Diag_Frequency="240000"
Diag_Duration="240000"
Diag_Collections=(SpeciesConc    \
                  AerosolMass    \
                  Aerosols   \
                  Budget         \
                  Carbon         \
                  CloudConvFlux  \
                  ConcAfterChem  \
                  DryDep         \
                  DefaultCollection \
                  Emissions  \
                  JValues        \
                  KppDiags   \
                  KppARDiags     \
                  LevelEdgeDiags \
                  Metrics        \
                  ProdLoss   \
                  RadioNuclide   \
                  RRTMG          \
                  StateChm   \
                  StateMet   \
                  StratBM        \
                  Transport  \
                  WetLossConv    \
                  WetLossLS  \
)

While I wait for support, I will try recompiling and running the model in a fresh run directory. Thank you everyone!

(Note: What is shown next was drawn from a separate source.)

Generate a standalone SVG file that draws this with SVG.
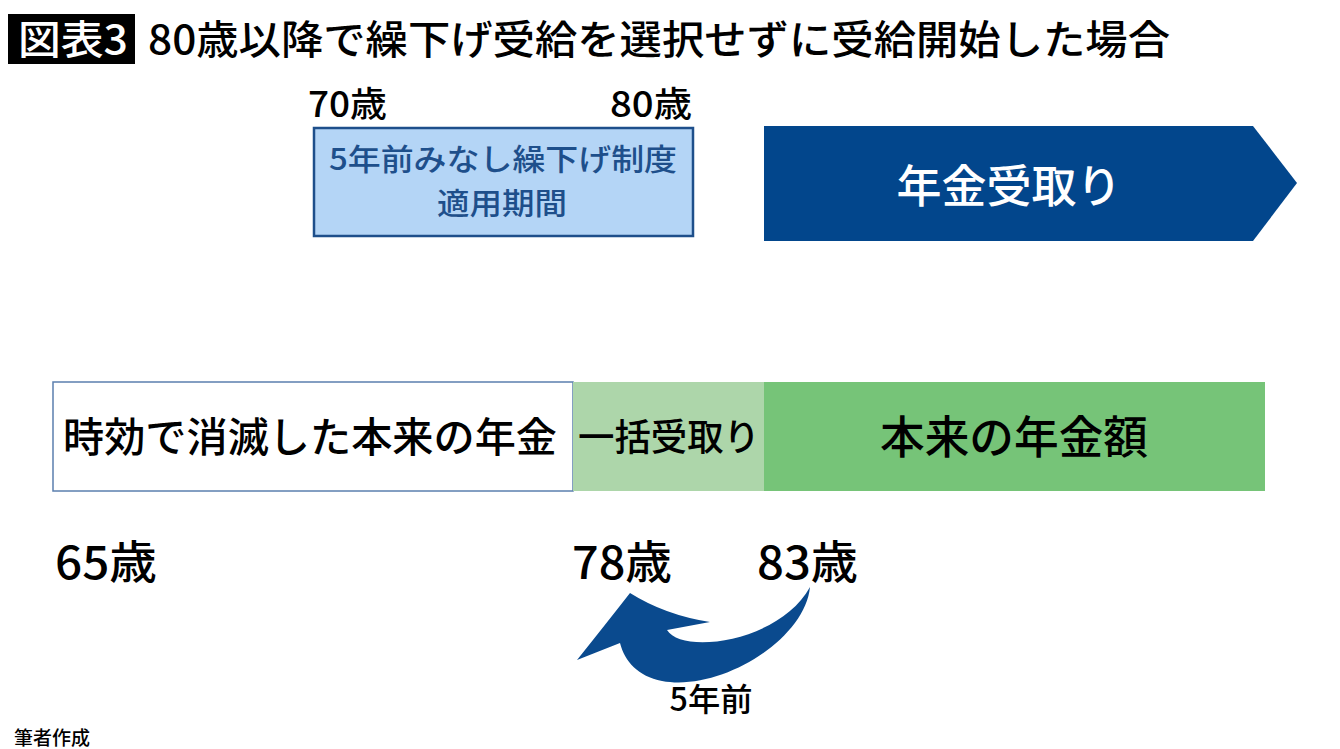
<svg xmlns="http://www.w3.org/2000/svg" width="1340" height="749" viewBox="0 0 1340 749">
<style>
text{font-family:"Noto Sans CJK JP","Noto Sans",sans-serif;font-weight:500;}
.b{fill:#000;}
.c{text-anchor:middle;}
</style>
<rect width="1340" height="749" fill="#fff"/>
<g id="title">
<rect x="8" y="14" width="127" height="50" fill="#000"/>
<text x="18" y="54" font-size="40" fill="#fff" textLength="110" lengthAdjust="spacingAndGlyphs">図表3</text>
<text x="148" y="54" font-size="40" class="b" textLength="1022" lengthAdjust="spacingAndGlyphs">80歳以降で繰下げ受給を選択せずに受給開始した場合</text>
</g>
<g id="age70"><text x="308" y="117" font-size="35" class="b" textLength="79" lengthAdjust="spacingAndGlyphs">70歳</text></g>
<g id="age80"><text x="610" y="117" font-size="35" class="b" textLength="82" lengthAdjust="spacingAndGlyphs">80歳</text></g>
<g id="period">
<rect x="314" y="128" width="379" height="108" fill="#B4D5F6" stroke="#1E4F8B" stroke-width="2.5"/>
<text x="503" y="170" font-size="30" fill="#1E4F8B" class="c" textLength="348" lengthAdjust="spacingAndGlyphs">5年前みなし繰下げ制度</text>
<text x="502" y="214" font-size="30" fill="#1E4F8B" class="c" textLength="130" lengthAdjust="spacingAndGlyphs">適用期間</text>
</g>
<g id="receive">
<polygon points="764,126 1253,126 1297,183 1253,241 764,241" fill="#02468C"/>
<text x="1009" y="203" font-size="45" fill="#fff" class="c">年金受取り</text>
</g>
<g id="lost">
<rect x="53" y="382" width="520" height="109" fill="#fff" stroke="#5B7FAE" stroke-width="1.5"/>
<text x="310" y="452" font-size="41" class="b c" textLength="494" lengthAdjust="spacingAndGlyphs">時効で消滅した本来の年金</text>
</g>
<g id="lump">
<rect x="573" y="382" width="191" height="109" fill="#ADD6AA"/>
<text x="669" y="451" font-size="37" class="b c" textLength="182" lengthAdjust="spacingAndGlyphs">一括受取り</text>
</g>
<g id="original">
<rect x="764" y="382" width="501" height="109" fill="#76C478"/>
<text x="1014" y="454" font-size="45" class="b c" textLength="268" lengthAdjust="spacingAndGlyphs">本来の年金額</text>
</g>
<g id="age65"><text x="55" y="579" font-size="45" class="b" textLength="102" lengthAdjust="spacingAndGlyphs">65歳</text></g>
<g id="age78"><text x="572" y="579" font-size="45" class="b" textLength="100" lengthAdjust="spacingAndGlyphs">78歳</text></g>
<g id="age83"><text x="757" y="579" font-size="45" class="b" textLength="101" lengthAdjust="spacingAndGlyphs">83歳</text></g>
<g id="connectors">
<path d="M630,593 Q665,615 710,622 L667,630 C682,655 780,642 810,587 C805,640 720,692 662,681 C638,676 625,662 620,643 L577,660 Q605,625 630,593 Z" fill="#0A4A8E"/>
</g>
<g id="label5"><text x="711" y="711" font-size="32" class="b c" textLength="83" lengthAdjust="spacingAndGlyphs">5年前</text></g>
<g id="source"><text x="14" y="745" font-size="19" class="b" textLength="76" lengthAdjust="spacingAndGlyphs">筆者作成</text></g>
</svg>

yantosca commented 1 month ago

Thanks for writing @anasali1999. We were recently informed about a bug in GCPy cubed-sphere regridding. We will bring this into the development branch shortly but in the meantime you may want to apply the fix in https://github.com/geoschem/gcpy/pull/311 and then create a new stretched-grid restart file.

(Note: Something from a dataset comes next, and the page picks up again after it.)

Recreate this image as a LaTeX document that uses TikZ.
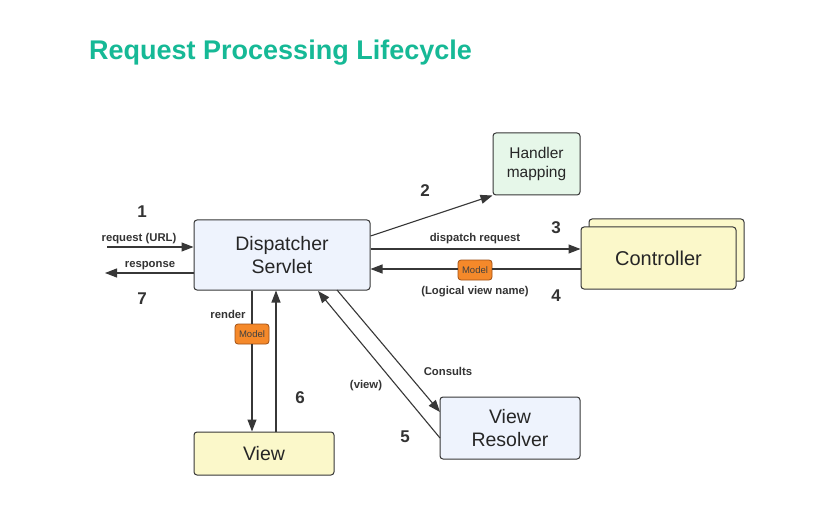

lizziel commented 1 month ago

HI @anasali1999, thanks for reaching out. Have you validated that your run using a stretch factor of 2.0 compares well with a uniform global run? If yes, I think we can rule out problems with generation of the restart file. I wonder if there is an instability running at higher grid resolution at the particular region of interest. Here are a few things to try:

  1. Visually inspect your restart file to make sure nothing looks wrong
  2. Turn off wet deposition in setCommonRunSettings.sh and rerun to see where it crashes
  3. Reduce the timesteps in setCommonRunSettings.sh. These are automatically changed if the stretched grid high resolution area is above c180. You are approaching that with c172. You can change the threshold in the config to halve both chemistry and dynamic timestep.
anasali1999 commented 1 month ago

Hello everyone, thank you for the suggestions. Sorry I seem to have closed this issue earlier by accident.

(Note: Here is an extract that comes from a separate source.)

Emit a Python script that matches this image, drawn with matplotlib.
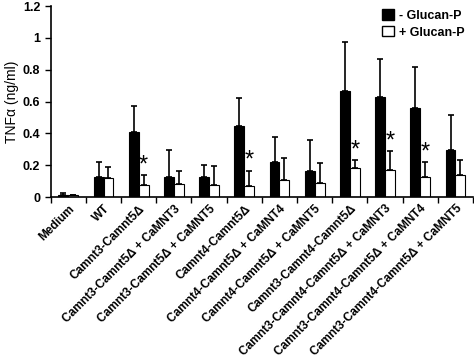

@lizziel I reduced all the time steps in setCommonRunSettings.sh by half, this lead to the same DO_WETDEP error.

I then returned the time steps to normal and turned off wet deposition; this time the run failed with "Error calling DO_CONVECTION". Here are all the files for the turned-off wet dep run: wet dep off files.zip

I have yet to inspect the restart files, but I will report back once I compare the working unstretched, working 2.0 factor stretched, and the failing stretched files.

@yantosca This fix looks easy enough for me to try, I will report back once I try it.

anasali1999 commented 1 month ago

Hello

@yantosca I applied the changes to GCPy and generated a new restart file, but the run failed again with the same DO_WETDEP error.

lizziel commented 2 weeks ago

Hi @anasali1999, have you looked through the GEOS-Chem debugging guide? It has a specific section on the issue you are encountering in DO_WETDEP. See if there are any suggestions on that page (found here) that you have not yet tried.

anasali1999 commented 1 week ago

Hello, I have seen that section of the guide but I've been following some other leads in the meantime. I'll try the debugging strategy shown in the guide

anasali1999 commented 1 day ago

Hello, I am closing this issue, my GCHP setup overall was incorrect.